:: Short problem ::
Pull out all lines from the listing below in which the word "this" appears.

+++ Record set +++

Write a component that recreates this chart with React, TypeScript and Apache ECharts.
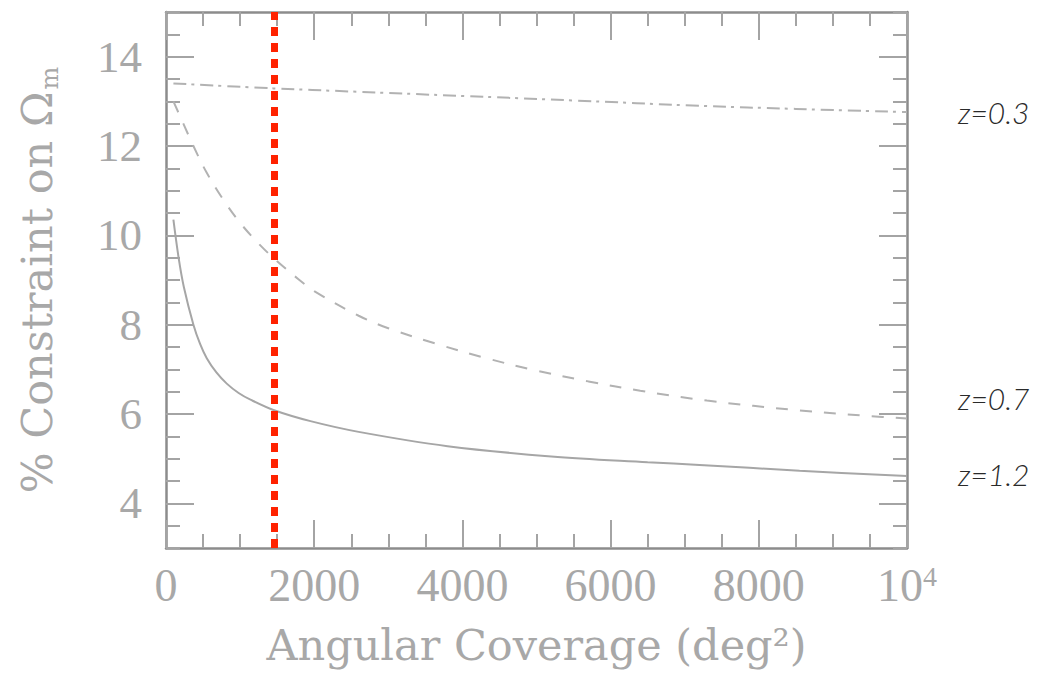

+++
+++ Record set +++

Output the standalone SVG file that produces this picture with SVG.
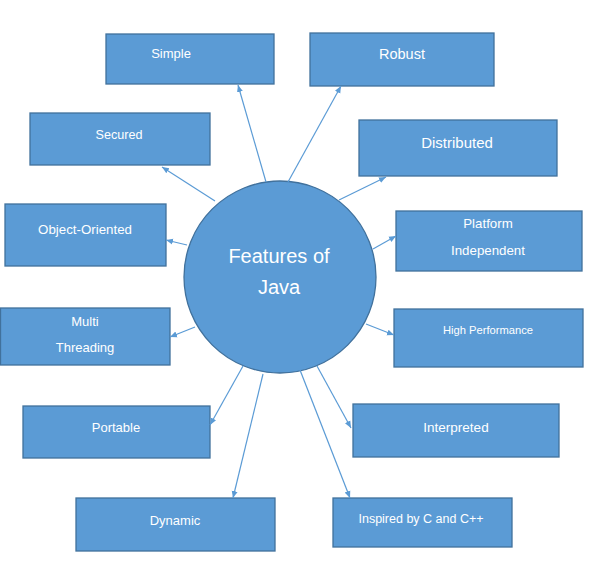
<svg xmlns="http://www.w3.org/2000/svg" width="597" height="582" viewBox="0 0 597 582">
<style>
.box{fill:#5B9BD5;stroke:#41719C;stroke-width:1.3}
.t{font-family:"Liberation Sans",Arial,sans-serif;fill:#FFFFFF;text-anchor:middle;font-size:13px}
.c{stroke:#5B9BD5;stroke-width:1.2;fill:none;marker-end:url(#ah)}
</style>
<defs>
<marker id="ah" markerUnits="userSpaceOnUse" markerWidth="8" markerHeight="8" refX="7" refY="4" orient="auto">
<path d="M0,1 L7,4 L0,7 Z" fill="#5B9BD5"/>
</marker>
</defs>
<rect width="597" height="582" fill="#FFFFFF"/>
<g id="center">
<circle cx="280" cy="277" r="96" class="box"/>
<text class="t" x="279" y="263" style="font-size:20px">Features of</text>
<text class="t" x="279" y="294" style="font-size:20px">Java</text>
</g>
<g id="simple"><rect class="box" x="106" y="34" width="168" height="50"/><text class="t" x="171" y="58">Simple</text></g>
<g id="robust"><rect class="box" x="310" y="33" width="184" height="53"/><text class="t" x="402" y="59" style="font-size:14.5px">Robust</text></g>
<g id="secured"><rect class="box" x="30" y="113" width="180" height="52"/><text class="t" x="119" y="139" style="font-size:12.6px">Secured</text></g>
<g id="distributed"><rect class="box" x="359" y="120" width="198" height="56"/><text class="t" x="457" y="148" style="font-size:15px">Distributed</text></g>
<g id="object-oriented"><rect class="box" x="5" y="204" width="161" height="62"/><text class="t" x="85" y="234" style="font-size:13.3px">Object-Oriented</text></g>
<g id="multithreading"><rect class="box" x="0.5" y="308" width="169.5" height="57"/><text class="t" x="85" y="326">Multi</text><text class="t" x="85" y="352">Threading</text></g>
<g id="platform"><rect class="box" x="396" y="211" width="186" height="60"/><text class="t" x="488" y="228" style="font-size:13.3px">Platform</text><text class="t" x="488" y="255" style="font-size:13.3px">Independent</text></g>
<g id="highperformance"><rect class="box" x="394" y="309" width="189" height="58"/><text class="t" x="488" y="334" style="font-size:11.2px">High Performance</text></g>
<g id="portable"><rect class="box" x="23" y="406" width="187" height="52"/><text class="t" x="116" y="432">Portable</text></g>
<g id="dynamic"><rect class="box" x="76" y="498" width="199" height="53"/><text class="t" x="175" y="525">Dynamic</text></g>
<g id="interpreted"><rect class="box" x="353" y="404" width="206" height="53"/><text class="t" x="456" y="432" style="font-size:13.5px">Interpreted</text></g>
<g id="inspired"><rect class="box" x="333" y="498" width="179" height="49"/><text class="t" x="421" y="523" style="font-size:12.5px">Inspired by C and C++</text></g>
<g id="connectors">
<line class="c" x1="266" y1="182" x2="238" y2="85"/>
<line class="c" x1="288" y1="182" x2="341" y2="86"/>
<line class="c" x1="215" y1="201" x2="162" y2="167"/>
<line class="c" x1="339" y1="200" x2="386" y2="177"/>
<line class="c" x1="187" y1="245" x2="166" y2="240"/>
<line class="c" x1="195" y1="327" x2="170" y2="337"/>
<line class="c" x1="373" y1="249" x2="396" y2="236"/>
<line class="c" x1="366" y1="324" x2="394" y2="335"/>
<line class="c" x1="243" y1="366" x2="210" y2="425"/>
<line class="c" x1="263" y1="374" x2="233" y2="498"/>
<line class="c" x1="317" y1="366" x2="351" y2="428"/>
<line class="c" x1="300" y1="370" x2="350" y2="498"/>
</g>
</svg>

+++

:: Correct response ::
Write a component that recreates this chart with React, TypeScript and Apache ECharts.
Output the standalone SVG file that produces this picture with SVG.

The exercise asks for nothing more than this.